Lee la columna de nuestro investigador principal, Martín Tanaka, escrita para el diario El Comercio ►http://bit.ly/3uajUwQ
La semana pasada comentaba el enredado juego político en el marco de la discusión sobre las cuestiones de confianza presentadas por el presidente del Consejo de Ministros, Aníbal Torres, el 9 y el 17 de noviembre. Las cosas han empeorado significativamente. La respuesta del Congreso ante el pedido de derogar la Ley 31399 (de enero del 2022), que regula el ejercicio del referéndum, fue, al amparo de la Ley 31355 (de octubre del 2021), que regula el ejercicio de la cuestión de confianza, “rechazarla de plano” el pasado 24 de noviembre y argumentar que trata sobre “materias prohibidas para el planteamiento de una cuestión de confianza”.

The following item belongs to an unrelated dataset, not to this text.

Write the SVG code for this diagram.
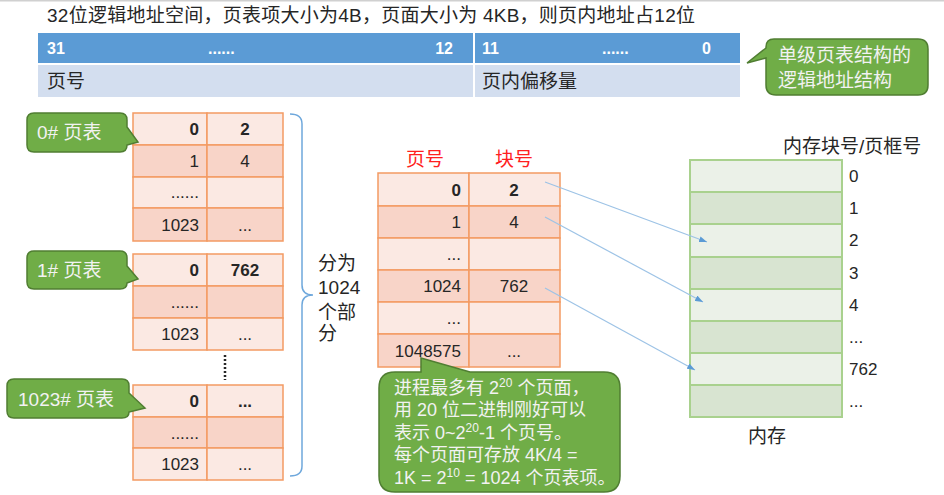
<svg xmlns="http://www.w3.org/2000/svg" width="944" height="495" viewBox="0 0 944 495">
<defs>
<style>
text{font-family:"Liberation Sans","Noto Sans CJK SC",sans-serif;fill:#262626}
.cn{font-size:19px}
.num{font-size:17px}
.b{font-weight:bold}
.w{fill:#FFFFFF;font-weight:bold;font-size:16px}
.ct{fill:#F2F2F2;font-size:19px}
.ct2{fill:#F2F2F2;font-size:18px}
.red{fill:#FF2020;font-size:19px}
.hb{fill:#5B9BD5}
.hl{fill:#D3DEEF}
.cl{fill:#FBE9E3;stroke:#F39A63;stroke-width:1.5}
.cd{fill:#F8D4C8;stroke:#F39A63;stroke-width:1.5}
.ml{fill:#EBF1E8;stroke:#A9D18E;stroke-width:2}
.md{fill:#D8E4D1;stroke:#A9D18E;stroke-width:2}
.call{fill:#70AD47;stroke:#507E32;stroke-width:1.5}
.conn{stroke:#9DC3E6;stroke-width:1.2;fill:none}
.r{text-anchor:end}
.m{text-anchor:middle}
</style>
<marker id="ah" viewBox="0 0 8 6" refX="8" refY="3" markerWidth="8" markerHeight="6" markerUnits="userSpaceOnUse" orient="auto">
<path d="M0,0 L8,3 L0,6 Z" fill="#5B9BD5"/>
</marker>
</defs>
<rect width="944" height="495" fill="#FFFFFF"/>
<rect x="0" y="0" width="944" height="1.5" fill="#D0D0D0"/>

<g id="title">
<text class="cn" x="47" y="22" textLength="648" lengthAdjust="spacing">32位逻辑地址空间，页表项大小为4B，页面大小为 4KB，则页内地址占12位</text>
</g>

<g id="address-structure">
<rect class="hb" x="38" y="33" width="435" height="30"/>
<rect class="hb" x="475" y="33" width="265" height="30"/>
<rect class="hl" x="38" y="65" width="435" height="32"/>
<rect class="hl" x="475" y="65" width="265" height="32"/>
<text class="w" x="47" y="54">31</text>
<text class="w" x="208" y="54">......</text>
<text class="w r" x="453" y="54">12</text>
<text class="w" x="482" y="54">11</text>
<text class="w" x="602" y="54">......</text>
<text class="w r" x="711" y="54">0</text>
<text class="cn" x="47" y="88">页号</text>
<text class="cn" x="482" y="88">页内偏移量</text>
</g>

<g id="callout-structure">
<path class="call" d="M774,39 H918 Q928,39 928,49 V85 Q928,95 918,95 H776 Q766,95 766,85 V58 L747,63 L766,48 V47 Q766,39 774,39 Z"/>
<text class="ct" x="778" y="62">单级页表结构的</text>
<text class="ct" x="778" y="87">逻辑地址结构</text>
</g>

<g id="pt0">
<rect class="cl" x="133" y="113" width="74" height="32"/>
<rect class="cl" x="207" y="113" width="76" height="32"/>
<rect class="cd" x="133" y="145" width="74" height="32"/>
<rect class="cd" x="207" y="145" width="76" height="32"/>
<rect class="cl" x="133" y="177" width="74" height="31"/>
<rect class="cl" x="207" y="177" width="76" height="31"/>
<rect class="cd" x="133" y="208" width="74" height="33"/>
<rect class="cd" x="207" y="208" width="76" height="33"/>
<text class="num b r" x="199" y="135">0</text>
<text class="num b m" x="245" y="135">2</text>
<text class="num r" x="199" y="167">1</text>
<text class="num m" x="245" y="167">4</text>
<text class="num r" x="199" y="198">......</text>
<text class="num r" x="199" y="231">1023</text>
<text class="num m" x="245" y="231">...</text>
</g>
<g id="callout-pt0">
<path class="call" d="M34,113 H120 Q127,113 127,120 V127 L138,142 L127,145 Q127,152 120,152 H34 Q27,152 27,145 V120 Q27,113 34,113 Z"/>
<text class="ct" x="37" y="139">0# 页表</text>
</g>

<g id="pt1">
<rect class="cl" x="133" y="254" width="74" height="32"/>
<rect class="cl" x="207" y="254" width="76" height="32"/>
<rect class="cd" x="133" y="286" width="74" height="32"/>
<rect class="cd" x="207" y="286" width="76" height="32"/>
<rect class="cl" x="133" y="318" width="74" height="32"/>
<rect class="cl" x="207" y="318" width="76" height="32"/>
<text class="num b r" x="199" y="276">0</text>
<text class="num b m" x="245" y="276">762</text>
<text class="num r" x="199" y="308">......</text>
<text class="num r" x="199" y="340">1023</text>
<text class="num m" x="245" y="340">...</text>
</g>
<g id="callout-pt1">
<path class="call" d="M34,251 H120 Q127,251 127,258 V266 L138,279 L127,283 Q127,289 120,289 H34 Q27,289 27,282 V258 Q27,251 34,251 Z"/>
<text class="ct" x="37" y="277">1# 页表</text>
</g>

<g id="vdots">
<line x1="225" y1="355" x2="225" y2="380" stroke="#262626" stroke-width="2.5" stroke-dasharray="2 2"/>
</g>

<g id="pt1023">
<rect class="cl" x="133" y="385" width="74" height="32"/>
<rect class="cl" x="207" y="385" width="76" height="32"/>
<rect class="cd" x="133" y="417" width="74" height="31"/>
<rect class="cd" x="207" y="417" width="76" height="31"/>
<rect class="cl" x="133" y="448" width="74" height="32"/>
<rect class="cl" x="207" y="448" width="76" height="32"/>
<text class="num b r" x="199" y="407">0</text>
<text class="num b m" x="245" y="407">...</text>
<text class="num r" x="199" y="439">......</text>
<text class="num r" x="199" y="470">1023</text>
<text class="num m" x="245" y="470">...</text>
</g>
<g id="callout-pt1023">
<path class="call" d="M14,379 H122 Q129,379 129,386 V393 L145,408 L129,412 Q129,418 122,418 H14 Q7,418 7,411 V386 Q7,379 14,379 Z"/>
<text class="ct" x="18" y="406">1023# 页表</text>
</g>

<g id="brace">
<path d="M290,114 Q302,114 302,124 V285 Q302,295 313,295 Q302,295 302,305 V466 Q302,476 290,476" fill="none" stroke="#6FA8DC" stroke-width="1.5"/>
<text class="cn" x="318" y="270">分为</text>
<text class="cn" x="318" y="294">1024</text>
<text class="cn" x="318" y="319">个部</text>
<text class="cn" x="318" y="340">分</text>
</g>

<g id="single-page-table">
<text class="red m" x="425" y="166">页号</text>
<text class="red m" x="514" y="166">块号</text>
<rect class="cl" x="378" y="173" width="91" height="33"/>
<rect class="cl" x="469" y="173" width="91" height="33"/>
<rect class="cd" x="378" y="206" width="91" height="32"/>
<rect class="cd" x="469" y="206" width="91" height="32"/>
<rect class="cl" x="378" y="238" width="91" height="32"/>
<rect class="cl" x="469" y="238" width="91" height="32"/>
<rect class="cd" x="378" y="270" width="91" height="32"/>
<rect class="cd" x="469" y="270" width="91" height="32"/>
<rect class="cl" x="378" y="302" width="91" height="32"/>
<rect class="cl" x="469" y="302" width="91" height="32"/>
<rect class="cd" x="378" y="334" width="91" height="33"/>
<rect class="cd" x="469" y="334" width="91" height="33"/>
<text class="num b r" x="461" y="196">0</text>
<text class="num b m" x="514" y="196">2</text>
<text class="num r" x="461" y="228">1</text>
<text class="num m" x="514" y="228">4</text>
<text class="num r" x="461" y="260">...</text>
<text class="num r" x="461" y="292">1024</text>
<text class="num m" x="514" y="292">762</text>
<text class="num r" x="461" y="324">...</text>
<text class="num r" x="461" y="357">1048575</text>
<text class="num m" x="514" y="357">...</text>
</g>

<g id="memory">
<text class="cn" x="783" y="153">内存块号/页框号</text>
<rect class="ml" x="690" y="160" width="152" height="32"/>
<rect class="md" x="690" y="192" width="152" height="32"/>
<rect class="ml" x="690" y="224" width="152" height="33"/>
<rect class="md" x="690" y="257" width="152" height="32"/>
<rect class="ml" x="690" y="289" width="152" height="32"/>
<rect class="md" x="690" y="321" width="152" height="32"/>
<rect class="ml" x="690" y="353" width="152" height="32"/>
<rect class="md" x="690" y="385" width="152" height="32"/>
<text class="num" x="849" y="182">0</text>
<text class="num" x="849" y="214">1</text>
<text class="num" x="849" y="246">2</text>
<text class="num" x="849" y="279">3</text>
<text class="num" x="849" y="311">4</text>
<text class="num" x="849" y="343">...</text>
<text class="num" x="849" y="375">762</text>
<text class="num" x="849" y="407">...</text>
<text class="cn m" x="767" y="443">内存</text>
</g>

<g id="connectors">
<line class="conn" x1="545" y1="182" x2="707" y2="242" marker-end="url(#ah)"/>
<line class="conn" x1="545" y1="217" x2="703" y2="302" marker-end="url(#ah)"/>
<line class="conn" x1="545" y1="288" x2="695" y2="370" marker-end="url(#ah)"/>
</g>

<g id="callout-process">
<path class="call" d="M395,372 H421 V358 L470,372 H604 Q620,372 620,388 V476 Q620,492 604,492 H395 Q379,492 379,476 V388 Q379,372 395,372 Z"/>
<text class="ct2" x="394" y="394">进程最多有 2<tspan font-size="12" dy="-7">20</tspan><tspan dy="7"> 个页面，</tspan></text>
<text class="ct2" x="394" y="416">用 20 位二进制刚好可以</text>
<text class="ct2" x="394" y="439">表示 0~2<tspan font-size="12" dy="-7">20</tspan><tspan dy="7">-1 个页号。</tspan></text>
<text class="ct2" x="394" y="461">每个页面可存放 4K/4 =</text>
<text class="ct2" x="394" y="484">1K = 2<tspan font-size="12" dy="-7">10</tspan><tspan dy="7"> = 1024 个页表项。</tspan></text>
</g>
</svg>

Es que la Ley 31355 establece que no cabe este planteo cuando se afectan “los procedimientos y las competencias exclusivas y excluyentes del Congreso de la República”. Y la misma ley establece que “la cuestión de confianza es aprobada o rehusada luego de concluido el debate y luego de realizada la votación [en el pleno]. El resultado de la votación es comunicado expresamente al Poder Ejecutivo, mediante oficio […]. Solo el Congreso de la República puede interpretar el sentido de su decisión”.

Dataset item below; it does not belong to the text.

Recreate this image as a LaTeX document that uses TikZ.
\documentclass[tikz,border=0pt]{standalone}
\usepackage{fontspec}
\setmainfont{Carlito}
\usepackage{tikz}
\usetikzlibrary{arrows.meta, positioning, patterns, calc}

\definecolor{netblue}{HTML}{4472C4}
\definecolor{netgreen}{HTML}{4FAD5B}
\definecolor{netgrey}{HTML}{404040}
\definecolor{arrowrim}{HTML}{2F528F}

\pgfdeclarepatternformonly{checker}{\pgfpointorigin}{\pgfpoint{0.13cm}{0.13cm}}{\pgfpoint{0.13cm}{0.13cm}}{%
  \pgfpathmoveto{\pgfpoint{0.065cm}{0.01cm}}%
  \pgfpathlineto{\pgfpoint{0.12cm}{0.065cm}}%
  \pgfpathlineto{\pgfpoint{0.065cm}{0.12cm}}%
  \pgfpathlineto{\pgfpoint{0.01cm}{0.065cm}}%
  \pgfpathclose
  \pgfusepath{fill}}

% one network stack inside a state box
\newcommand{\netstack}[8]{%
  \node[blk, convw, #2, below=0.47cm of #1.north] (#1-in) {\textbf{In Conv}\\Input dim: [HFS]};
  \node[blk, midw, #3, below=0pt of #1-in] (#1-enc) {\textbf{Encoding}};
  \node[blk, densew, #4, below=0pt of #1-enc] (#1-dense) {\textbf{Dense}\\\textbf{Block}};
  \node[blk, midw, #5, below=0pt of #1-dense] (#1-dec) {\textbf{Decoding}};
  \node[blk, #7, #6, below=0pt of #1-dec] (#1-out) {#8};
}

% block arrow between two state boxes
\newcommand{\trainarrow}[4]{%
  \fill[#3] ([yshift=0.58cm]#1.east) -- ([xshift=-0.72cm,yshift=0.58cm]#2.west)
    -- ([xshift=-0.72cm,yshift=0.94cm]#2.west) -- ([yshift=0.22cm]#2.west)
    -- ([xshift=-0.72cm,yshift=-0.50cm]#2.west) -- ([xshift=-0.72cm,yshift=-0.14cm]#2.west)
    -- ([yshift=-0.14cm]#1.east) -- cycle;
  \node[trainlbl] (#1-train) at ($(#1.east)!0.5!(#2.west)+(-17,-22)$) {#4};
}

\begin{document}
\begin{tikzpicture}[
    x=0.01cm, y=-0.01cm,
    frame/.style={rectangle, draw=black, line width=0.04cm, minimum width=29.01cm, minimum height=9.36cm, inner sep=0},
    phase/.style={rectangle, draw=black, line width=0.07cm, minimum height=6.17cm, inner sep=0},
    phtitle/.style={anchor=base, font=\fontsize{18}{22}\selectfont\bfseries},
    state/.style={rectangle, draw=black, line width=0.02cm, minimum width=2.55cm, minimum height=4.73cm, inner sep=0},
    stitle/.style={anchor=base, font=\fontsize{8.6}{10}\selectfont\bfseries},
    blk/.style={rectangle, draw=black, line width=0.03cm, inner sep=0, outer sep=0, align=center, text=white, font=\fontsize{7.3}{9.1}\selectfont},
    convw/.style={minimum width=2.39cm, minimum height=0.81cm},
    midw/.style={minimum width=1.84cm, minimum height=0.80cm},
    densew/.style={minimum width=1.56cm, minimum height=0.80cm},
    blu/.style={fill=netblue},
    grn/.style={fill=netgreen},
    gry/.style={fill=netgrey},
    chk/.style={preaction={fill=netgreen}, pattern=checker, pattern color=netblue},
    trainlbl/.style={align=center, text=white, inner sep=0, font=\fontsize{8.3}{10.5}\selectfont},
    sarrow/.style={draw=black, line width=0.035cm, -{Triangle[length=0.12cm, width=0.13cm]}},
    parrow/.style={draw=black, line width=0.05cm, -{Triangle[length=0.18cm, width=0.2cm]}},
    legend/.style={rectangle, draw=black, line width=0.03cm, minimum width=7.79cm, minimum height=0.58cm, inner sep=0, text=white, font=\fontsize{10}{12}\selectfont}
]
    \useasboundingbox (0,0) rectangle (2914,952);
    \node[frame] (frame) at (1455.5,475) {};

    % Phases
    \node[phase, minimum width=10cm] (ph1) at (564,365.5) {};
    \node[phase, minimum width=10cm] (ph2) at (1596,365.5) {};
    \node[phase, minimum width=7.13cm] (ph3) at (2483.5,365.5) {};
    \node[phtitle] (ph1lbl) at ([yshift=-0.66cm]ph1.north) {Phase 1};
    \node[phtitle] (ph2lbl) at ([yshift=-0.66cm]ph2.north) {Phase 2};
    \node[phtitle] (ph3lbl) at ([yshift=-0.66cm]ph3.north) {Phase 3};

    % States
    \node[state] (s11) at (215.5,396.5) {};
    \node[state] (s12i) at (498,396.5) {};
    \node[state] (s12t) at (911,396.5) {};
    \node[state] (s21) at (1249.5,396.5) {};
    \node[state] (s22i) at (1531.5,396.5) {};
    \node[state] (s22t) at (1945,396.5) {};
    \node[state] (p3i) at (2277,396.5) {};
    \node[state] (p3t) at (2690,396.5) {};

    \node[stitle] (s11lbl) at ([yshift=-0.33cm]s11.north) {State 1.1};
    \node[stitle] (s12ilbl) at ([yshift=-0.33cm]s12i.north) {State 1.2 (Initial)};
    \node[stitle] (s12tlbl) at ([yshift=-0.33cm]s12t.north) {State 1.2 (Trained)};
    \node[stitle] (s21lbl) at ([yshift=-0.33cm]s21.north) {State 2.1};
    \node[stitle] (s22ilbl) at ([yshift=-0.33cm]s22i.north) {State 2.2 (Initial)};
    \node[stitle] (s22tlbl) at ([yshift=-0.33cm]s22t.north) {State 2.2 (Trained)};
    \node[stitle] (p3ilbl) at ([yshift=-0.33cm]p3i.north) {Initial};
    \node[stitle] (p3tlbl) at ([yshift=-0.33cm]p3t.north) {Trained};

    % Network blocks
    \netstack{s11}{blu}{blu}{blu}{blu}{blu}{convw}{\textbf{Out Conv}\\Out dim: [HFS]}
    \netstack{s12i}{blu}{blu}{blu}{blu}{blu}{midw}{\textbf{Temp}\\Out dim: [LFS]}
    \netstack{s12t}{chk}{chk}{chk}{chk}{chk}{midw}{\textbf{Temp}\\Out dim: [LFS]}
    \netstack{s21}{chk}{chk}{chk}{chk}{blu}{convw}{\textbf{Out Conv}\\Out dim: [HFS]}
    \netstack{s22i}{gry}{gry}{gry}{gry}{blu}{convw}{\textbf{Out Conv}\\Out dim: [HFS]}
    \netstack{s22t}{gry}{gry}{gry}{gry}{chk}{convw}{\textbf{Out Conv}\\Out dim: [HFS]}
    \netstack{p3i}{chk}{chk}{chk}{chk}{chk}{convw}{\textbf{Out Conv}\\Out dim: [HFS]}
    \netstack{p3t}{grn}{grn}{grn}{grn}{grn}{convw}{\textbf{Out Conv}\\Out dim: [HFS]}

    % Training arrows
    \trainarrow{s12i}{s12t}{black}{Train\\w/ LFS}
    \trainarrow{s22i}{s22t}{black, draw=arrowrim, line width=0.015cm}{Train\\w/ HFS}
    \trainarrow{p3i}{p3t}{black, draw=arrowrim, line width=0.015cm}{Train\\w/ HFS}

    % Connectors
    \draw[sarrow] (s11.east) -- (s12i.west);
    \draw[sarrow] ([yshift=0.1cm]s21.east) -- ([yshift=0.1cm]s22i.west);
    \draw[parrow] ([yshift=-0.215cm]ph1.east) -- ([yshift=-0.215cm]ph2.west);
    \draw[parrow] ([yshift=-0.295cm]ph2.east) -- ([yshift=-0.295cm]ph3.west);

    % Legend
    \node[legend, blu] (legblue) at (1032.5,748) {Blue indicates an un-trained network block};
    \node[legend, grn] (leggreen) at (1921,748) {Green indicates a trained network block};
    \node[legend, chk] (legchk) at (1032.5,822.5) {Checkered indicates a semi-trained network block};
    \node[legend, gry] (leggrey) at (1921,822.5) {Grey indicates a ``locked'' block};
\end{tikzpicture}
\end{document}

Si bien está claro que la Ley 31355 está pensada para evitar que el Congreso pueda ser disuelto como ocurrió el 30 de setiembre del 2019, y que esa ley altera gravemente el equilibrio de poderes, la ley está vigente y no fue declarada inconstitucional en un fallo por mayoría del Tribunal Constitucional (TC) en febrero pasado. Por esta razón, cabía esperar que el Gobierno simplemente dejara caer a Aníbal Torres y renovara a un Consejo de Ministros desgastado. Y que aprovechara una situación que parecía de precaria estabilidad, en la que el Gobierno no se veía con energía ni capacidad para implementar ninguna de sus iniciativas “revolucionarias”, ni la oposición con el número de votos suficientes para vacar o suspender al presidente. Que concentrara sus energías en su defensa judicial y política ante las múltiples investigaciones que cercan al presidente y su círculo más cercano, y que aprovechara la caída en la aprobación del Congreso y los errores de la oposición (como el proceso por traición a la patria seguido por la Subcomisión de Acusaciones Constitucionales, anulado por el Tribunal Constitucional el 23 de noviembre) para poner la casa en orden.
Sin embargo, el 24 de noviembre el Consejo de Ministros acordó interpretar que “el rechazo de plano de la cuestión de confianza” equivale a su negación. Se trata de un cambio sustantivo. Hasta el momento, el Gobierno asumía el papel de víctima ante las maniobras de la oposición y se beneficiaba de sus errores. Pero acaso envalentonado por la percepción de que la confrontación con el Congreso le favorece o temeroso de perder el control de votos clave en el Congreso en el contexto de los avances de las investigaciones fiscales, el Gobierno juega ahora la carta de la confrontación y la amenaza de la disolución del Congreso.
A mi juicio, se trata de una respuesta no solo totalmente a contracorriente de lo que necesita el país en estos momentos, sino también bastante torpe en términos políticos. Es muy difícil que el Gobierno logre imponer la interpretación de que el rechazo de plano equivale a la negación de la cuestión de confianza, y ya el Congreso aprobó el 26 de noviembre interponer ante el TC una demanda competencial y una medida cautelar contra el Poder Ejecutivo, aprobada por 98 votos, con solo 10 en contra y cuatro abstenciones. En otras palabras, los parlamentarios muy probablemente cerrarán filas y, ante el escenario de la disolución, seguramente construirán la mayoría calificada para más bien vacar o suspender al presidente.
Llama la atención cómo el Gobierno opta por un camino que no solo agrava la situación del país, sino también la de él mismo, cuando parecía establecerse el escenario de la sobrevivencia de Castillo hasta el 2026.